Colbert opens Republican ‘Hunger Games’

It was bound to happen with an open mic during Sunday's final-day rehearsals for the Republican national convention in the Quicken Loans Arena. Talk-show host Stephen Colbert, who for years poked fun at Republicans on the Colbert Show, crashed the podium for a skit comparing the convention to the Hunger Games (though it was not clear if it was staged or not).

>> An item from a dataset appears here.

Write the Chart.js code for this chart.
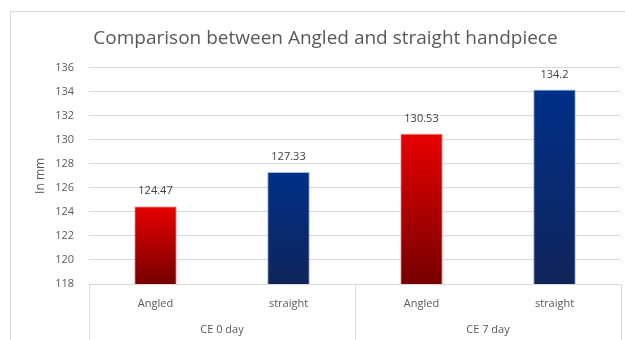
<!DOCTYPE html>
<html>
<head>
<meta charset="utf-8">
<script src="https://cdn.jsdelivr.net/npm/chart.js@4"></script>
<style>
  html,body{margin:0;padding:0;background:#fff;overflow:hidden;}
  #frame{position:absolute;left:10px;top:11px;width:700px;height:400px;border:1px solid #d9d9d9;box-sizing:border-box;}
  #wrap{position:absolute;left:0;top:0;width:625px;height:340px;}
</style>
</head>
<body>
<div id="frame"></div>
<div id="wrap"><canvas id="c" width="625" height="340"></canvas></div>
<script>
const categories = ['Angled', 'straight', 'Angled', 'straight'];
const groups = ['CE 0 day', 'CE 7 day'];
const values = [124.47, 127.33, 130.53, 134.2];
const yMin = 118, yMax = 136, yStep = 2;
const chartTitle = 'Comparison between Angled and straight handpiece';
const yTitle = 'In mm';

const TXT = '#595959';
const GRID = '#d9d9d9';
const FONT = "'Open Sans', sans-serif";

function barGradient(ctx) {
  const chart = ctx.chart;
  const area = chart.chartArea;
  if (!area || ctx.type !== 'data') return '#c00000';
  const y = chart.scales.y;
  const top = y.getPixelForValue(values[ctx.dataIndex]);
  const bottom = y.getPixelForValue(yMin);
  const g = chart.ctx.createLinearGradient(0, top, 0, bottom);
  if (categories[ctx.dataIndex] === 'Angled') {
    g.addColorStop(0, '#e80000');
    g.addColorStop(1, '#760000');
  } else {
    g.addColorStop(0, '#003088');
    g.addColorStop(1, '#10245a');
  }
  return g;
}

const decor = {
  id: 'decor',
  afterDraw(chart) {
    const c = chart.ctx, a = chart.chartArea, x = chart.scales.x;
    const mid = (x.getPixelForValue(1) + x.getPixelForValue(2)) / 2;
    c.save();
    c.strokeStyle = GRID;
    c.lineWidth = 1;
    [a.left, mid, a.right].forEach(px => {
      const xx = Math.round(px) + 0.5;
      c.beginPath();
      c.moveTo(xx, a.bottom);
      c.lineTo(xx, chart.height);
      c.stroke();
    });
    c.fillStyle = '#404040';
    c.font = "11px " + FONT;
    c.textAlign = 'center';
    c.textBaseline = 'middle';
    const meta = chart.getDatasetMeta(0);
    meta.data.forEach((bar, i) => {
      c.fillText(String(values[i]), bar.x, bar.y - 15);
    });
    c.restore();
  }
};

new Chart(document.getElementById('c'), {
  type: 'bar',
  data: {
    labels: categories,
    datasets: [{
      data: values,
      backgroundColor: barGradient,
      borderColor: ctx => categories[ctx.dataIndex] === 'Angled' ? 'rgba(240,120,120,0.6)' : 'rgba(110,140,200,0.6)',
      borderWidth: 1,
      borderSkipped: 'bottom',
      barPercentage: 0.32,
      categoryPercentage: 1.0
    }]
  },
  options: {
    responsive: false,
    animation: false,
    devicePixelRatio: 1,
    layout: { padding: { left: 30, right: 4, top: 27, bottom: 0 } },
    plugins: {
      legend: { display: false },
      tooltip: { enabled: false },
      title: {
        display: true,
        text: chartTitle,
        color: TXT,
        font: { family: FONT, size: 19, weight: 'normal' },
        padding: { top: 0, bottom: 18 }
      }
    },
    scales: {
      x: {
        type: 'category',
        position: 'bottom',
        grid: { display: false, drawTicks: false },
        border: { display: true, color: GRID },
        ticks: { color: TXT, font: { family: FONT, size: 11 }, padding: 13 },
        afterFit(s) { s.height = 30; }
      },
      x2: {
        type: 'category',
        position: 'bottom',
        labels: groups,
        grid: { display: false, drawTicks: false },
        border: { display: false },
        ticks: { color: TXT, font: { family: FONT, size: 11 }, padding: 9 },
        afterFit(s) { s.height = 26; }
      },
      y: {
        min: yMin,
        max: yMax,
        ticks: { stepSize: yStep, color: TXT, font: { family: FONT, size: 11 }, padding: 15 },
        grid: { color: GRID, drawTicks: false },
        border: { display: false },
        title: { display: true, text: yTitle, color: TXT, font: { family: FONT, size: 12 }, padding: { top: 3, bottom: 0 } },
        afterFit(s) { s.width = 59; }
      }
    }
  },
  plugins: [decor]
});
</script>
</body>
</html>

The Late Show host, dressed as fictional Hunger Games host Caesar Flickerman and wearing a blue wig, announced that it was his honour to "hereby launch and begin the 2016 Republican national hunger for power games". He banged the gavel before he was escorted off the stage. "Look, I know I'm not supposed to be up here," he said before leaving the podium, "but let's be honest, neither is Donald Trump. "

Irish need apply

Trump campaign chairman Paul Manafort has stressed that his boss's plan to ban immigrants from "terrorist countries" would not shut the door on the Irish.

Doorstepped at a swanky Cleveland hotel on Sunday, I asked him to square the proud reference made by Mike Pence to his "immigrant grandfather" (from Sligo) in his maiden speech as running mate with Trump's proposals. Manafort denied Trump was "anti-immigrant".

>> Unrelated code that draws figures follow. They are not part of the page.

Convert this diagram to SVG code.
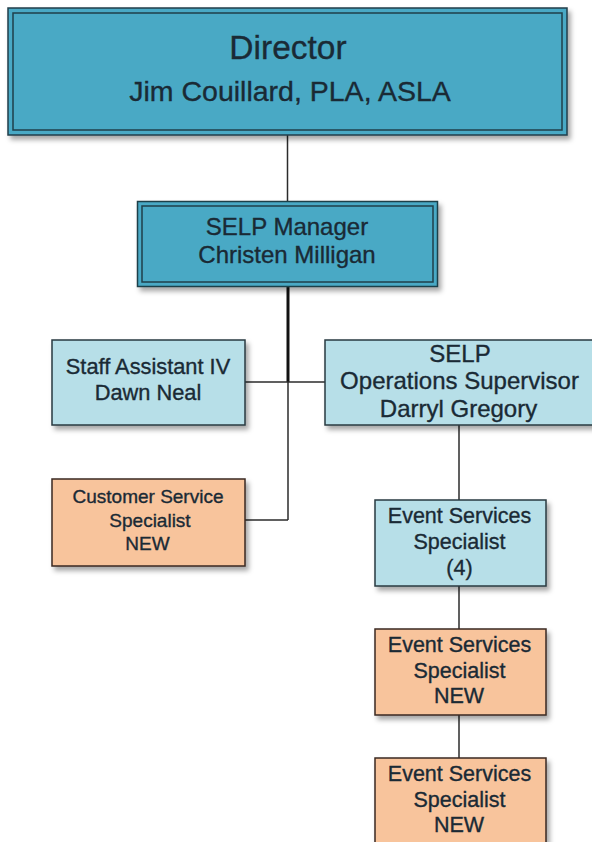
<svg xmlns="http://www.w3.org/2000/svg" width="592" height="842" viewBox="0 0 592 842">
<style>
.txt{font-family:"Liberation Sans",Arial,sans-serif;fill:#1a2a35;stroke:#1a2a35;stroke-width:0.35;text-anchor:middle}
.dark{fill:#4aa9c5;stroke:#1f3f4a;stroke-width:1.5}
.inner{fill:none;stroke:#1f3f4a;stroke-width:1.5}
.light{fill:#b7dfe8;stroke:#2a3a40;stroke-width:1.5}
.orange{fill:#f8c49c;stroke:#3a2a22;stroke-width:1.5}
.con{stroke:#2b2b2b;stroke-width:1.5;fill:none}
</style>
<defs>
<filter id="sh" x="-10%" y="-10%" width="130%" height="140%">
<feDropShadow dx="3" dy="4" stdDeviation="2.5" flood-color="#000" flood-opacity="0.35"/>
</filter>
</defs>
<rect width="592" height="842" fill="#ffffff"/>
<g id="connectors">
<line class="con" x1="287.5" y1="134" x2="287.5" y2="202"/>
<line class="con" x1="288" y1="287" x2="288" y2="382" style="stroke-width:3;stroke:#111"/>
<line class="con" x1="288" y1="382" x2="288" y2="520"/>
<line class="con" x1="245" y1="382" x2="325" y2="382"/>
<line class="con" x1="245" y1="520" x2="288" y2="520"/>
<line class="con" x1="459" y1="425" x2="459" y2="500"/>
<line class="con" x1="459" y1="586" x2="459" y2="629"/>
<line class="con" x1="459" y1="715" x2="459" y2="758"/>
</g>
<g id="director">
<rect class="dark" x="8" y="8" width="559" height="127" filter="url(#sh)"/>
<rect class="inner" x="13" y="13" width="549" height="117"/>
<text class="txt" x="288" y="58.5" font-size="33.5">Director</text>
<text class="txt" x="290" y="101" font-size="28.5">Jim Couillard, PLA, ASLA</text>
</g>
<g id="manager">
<rect class="dark" x="137.5" y="201.5" width="300" height="85" filter="url(#sh)"/>
<rect class="inner" x="142" y="206" width="291" height="76"/>
<text class="txt" x="287" y="235" font-size="24">SELP Manager</text>
<text class="txt" x="287" y="263" font-size="24">Christen Milligan</text>
</g>
<g id="staff-assistant">
<rect class="light" x="52" y="340" width="193" height="85" filter="url(#sh)"/>
<text class="txt" x="148" y="374" font-size="21.8">Staff Assistant IV</text>
<text class="txt" x="148" y="400" font-size="21.8">Dawn Neal</text>
</g>
<g id="ops-supervisor">
<rect class="light" x="325" y="340" width="272" height="85" filter="url(#sh)"/>
<text class="txt" x="460" y="362" font-size="24">SELP</text>
<text class="txt" x="459.5" y="389" font-size="24">Operations Supervisor</text>
<text class="txt" x="458.5" y="417" font-size="24">Darryl Gregory</text>
</g>
<g id="customer-service">
<rect class="orange" x="52" y="479" width="193" height="87" filter="url(#sh)"/>
<text class="txt" x="148" y="503" font-size="19">Customer Service</text>
<text class="txt" x="150" y="527" font-size="19">Specialist</text>
<text class="txt" x="147.5" y="550" font-size="19">NEW</text>
</g>
<g id="event-services-4">
<rect class="light" x="375" y="500" width="171" height="86" filter="url(#sh)"/>
<text class="txt" x="459.5" y="523" font-size="21.5">Event Services</text>
<text class="txt" x="459.5" y="549" font-size="21.5">Specialist</text>
<text class="txt" x="459.5" y="575" font-size="21.5">(4)</text>
</g>
<g id="event-services-new-1">
<rect class="orange" x="375" y="629" width="171" height="86" filter="url(#sh)"/>
<text class="txt" x="459.5" y="652" font-size="21.5">Event Services</text>
<text class="txt" x="459.5" y="678" font-size="21.5">Specialist</text>
<text class="txt" x="459" y="703" font-size="21.5">NEW</text>
</g>
<g id="event-services-new-2">
<rect class="orange" x="375" y="758" width="171" height="100" filter="url(#sh)"/>
<text class="txt" x="459.5" y="781" font-size="21.5">Event Services</text>
<text class="txt" x="459.5" y="807" font-size="21.5">Specialist</text>
<text class="txt" x="459" y="832" font-size="21.5">NEW</text>
</g>
</svg>
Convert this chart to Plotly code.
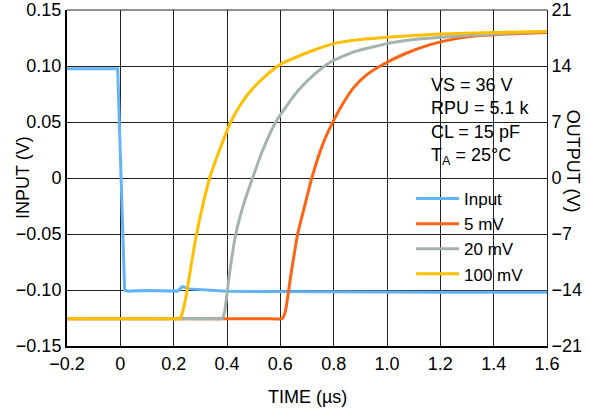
import plotly.graph_objects as go

# time axis in microseconds
input_t = [-0.2, -0.01, 0.016, 0.03, 0.1, 0.215, 0.232, 0.26, 0.4, 0.8, 1.2, 1.6]
input_v = [0.0975, 0.0975, -0.1, -0.101, -0.1005, -0.101, -0.097, -0.099, -0.1012, -0.1018, -0.102, -0.102]

# output curves in volts (right axis)
out5_t = [-0.2, 0.3, 0.57, 0.606, 0.618, 0.64, 0.665, 0.692, 0.718, 0.76, 0.8, 0.84, 0.875, 0.92,
          0.975, 1.065, 1.165, 1.24, 1.35, 1.45, 1.6]
out5_v = [-17.6, -17.6, -17.6, -17.6, -16.8, -12.0, -7.0, -3.4, 0.0, 4.3, 7.2, 9.6, 11.3, 12.8,
          14.0, 15.5, 16.7, 17.3, 17.8, 18.0, 18.2]

out20_t = [-0.2, 0.1, 0.35, 0.38, 0.39, 0.41, 0.433, 0.465, 0.496, 0.533, 0.583, 0.621, 0.671,
           0.733, 0.789, 0.87, 0.95, 1.0, 1.1, 1.2, 1.4, 1.6]
out20_v = [-17.6, -17.6, -17.6, -17.6, -16.9, -11.8, -7.0, -3.0, 0.0, 3.4, 7.0, 8.9, 11.1,
           13.1, 14.5, 15.7, 16.4, 16.8, 17.3, 17.6, 18.0, 18.3]

out100_t = [-0.2, 0.0, 0.19, 0.222, 0.232, 0.246, 0.266, 0.286, 0.31, 0.335, 0.371, 0.414, 0.446,
            0.489, 0.546, 0.6, 0.652, 0.727, 0.8, 0.9, 1.0, 1.2, 1.4, 1.6]
out100_v = [-17.6, -17.6, -17.6, -17.6, -16.9, -14.9, -10.8, -7.0, -3.3, 0.0, 3.4, 7.0, 8.9,
            10.9, 12.8, 14.2, 15.0, 16.0, 16.8, 17.3, 17.6, 18.0, 18.2, 18.3]

x_ticks = [-0.2, 0, 0.2, 0.4, 0.6, 0.8, 1.0, 1.2, 1.4, 1.6]
x_labels = ["\u22120.2", "0", "0.2", "0.4", "0.6", "0.8", "1.0", "1.2", "1.4", "1.6"]
y_ticks = [0.15, 0.10, 0.05, 0, -0.05, -0.10, -0.15]
y_labels = ["0.15", "0.10", "0.05", "0", "\u22120.05", "\u22120.10", "\u22120.15"]
y2_ticks = [21, 14, 7, 0, -7, -14, -21]
y2_labels = ["21", "14", "7", "0", "\u22127", "\u221214", "\u221221"]

conditions = ["VS = 36 V", "RPU = 5.1 k", "CL = 15 pF", "T<sub>A</sub> = 25°C"]

font = "Arial, Liberation Sans, sans-serif"
grid = "#222"

fig = go.Figure()
fig.add_trace(go.Scatter(x=input_t, y=input_v, name="Input", mode="lines",
                         line=dict(color="#62b3f8", width=3)))
fig.add_trace(go.Scatter(x=out5_t, y=out5_v, name="5 mV", mode="lines", yaxis="y2",
                         line=dict(color="#fa6414", width=3, shape="spline", smoothing=0.5)))
fig.add_trace(go.Scatter(x=out20_t, y=out20_v, name="20 mV", mode="lines", yaxis="y2",
                         line=dict(color="#a3b3ae", width=3, shape="spline", smoothing=0.5)))
fig.add_trace(go.Scatter(x=out100_t, y=out100_v, name="100 mV", mode="lines", yaxis="y2",
                         line=dict(color="#ffbe00", width=3, shape="spline", smoothing=0.5)))

# white boxes behind the text block and the legend, thin frame line on top
fig.add_shape(type="rect", xref="paper", yref="paper", x0=0.75, x1=0.985, y0=0.524, y1=0.83,
              fillcolor="white", line_width=0, layer="between")
fig.add_shape(type="rect", xref="paper", yref="paper", x0=0.69, x1=0.975, y0=0.176, y1=0.485,
              fillcolor="white", line_width=0, layer="between")
fig.add_shape(type="line", xref="paper", yref="paper", x0=0, x1=1, y0=1, y1=1,
              line=dict(color=grid, width=1))

fig.add_annotation(text="<br>".join(conditions), xref="paper", yref="paper", x=0.754, y=0.667,
                   xanchor="left", yanchor="middle", align="left", showarrow=False,
                   font=dict(size=18, color="black"))
fig.add_annotation(text="TIME (µs)", xref="paper", yref="paper", x=0.5, y=-0.151,
                   xanchor="center", yanchor="middle", showarrow=False, font=dict(size=18, color="black"))
fig.add_annotation(text="INPUT (V)", xref="paper", yref="paper", x=-0.0917, y=0.503, textangle=-90,
                   xanchor="center", yanchor="middle", showarrow=False, font=dict(size=18, color="black"))
fig.add_annotation(text="OUTPUT (V)", xref="paper", yref="paper", x=1.053, y=0.55, textangle=90,
                   xanchor="center", yanchor="middle", showarrow=False, font=dict(size=18, color="black"))

fig.update_layout(
    width=590, height=410,
    margin=dict(l=67, r=43, t=10, b=64, autoexpand=False),
    plot_bgcolor="white", paper_bgcolor="white",
    font=dict(family=font, size=18, color="black"),
    showlegend=True,
    legend=dict(x=0.7167, y=0.491, xanchor="left", yanchor="top", bgcolor="rgba(0,0,0,0)",
                font=dict(size=17), itemwidth=43, tracegroupgap=0),
    xaxis=dict(range=[-0.2, 1.6], tickvals=x_ticks, ticktext=x_labels, showgrid=True,
               gridcolor=grid, gridwidth=1, zeroline=False, showline=True, linecolor="black",
               linewidth=2, ticks="", ticklabeloverflow="allow"),
    yaxis=dict(range=[-0.15, 0.15], tickvals=y_ticks, ticktext=y_labels, showgrid=True,
               gridcolor=grid, gridwidth=1, zeroline=False, showline=True, linecolor="black",
               linewidth=2, ticks="", ticklabeloverflow="allow"),
    yaxis2=dict(range=[-21, 21], tickvals=y2_ticks, ticktext=y2_labels, overlaying="y", side="right",
                showgrid=False, zeroline=False, showline=True, linecolor=grid, linewidth=1, ticks="",
                ticklabeloverflow="allow"),
)

# page body margin off so the 590x410 figure fills the window
fig.write_html("out.html", config={"displayModeBar": False},
               post_script="document.body.style.margin = '0';")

“The point that Donald Trump is making when it comes to terrorist countries you have to know who is coming in,” he said. “As far as immigration is concerned generally, what he is saying is we have a process.”

Quote of the day

“You just look at the body language: there’s something going on”.

Donald Trump questioning President Barack Obama’s loyalties in disputes between police and black community

Number of the day

125,000

The estimated number of red, white and blue balloons packed into the roof of the Quicken Loans Arena for Trump’s triumphant moment.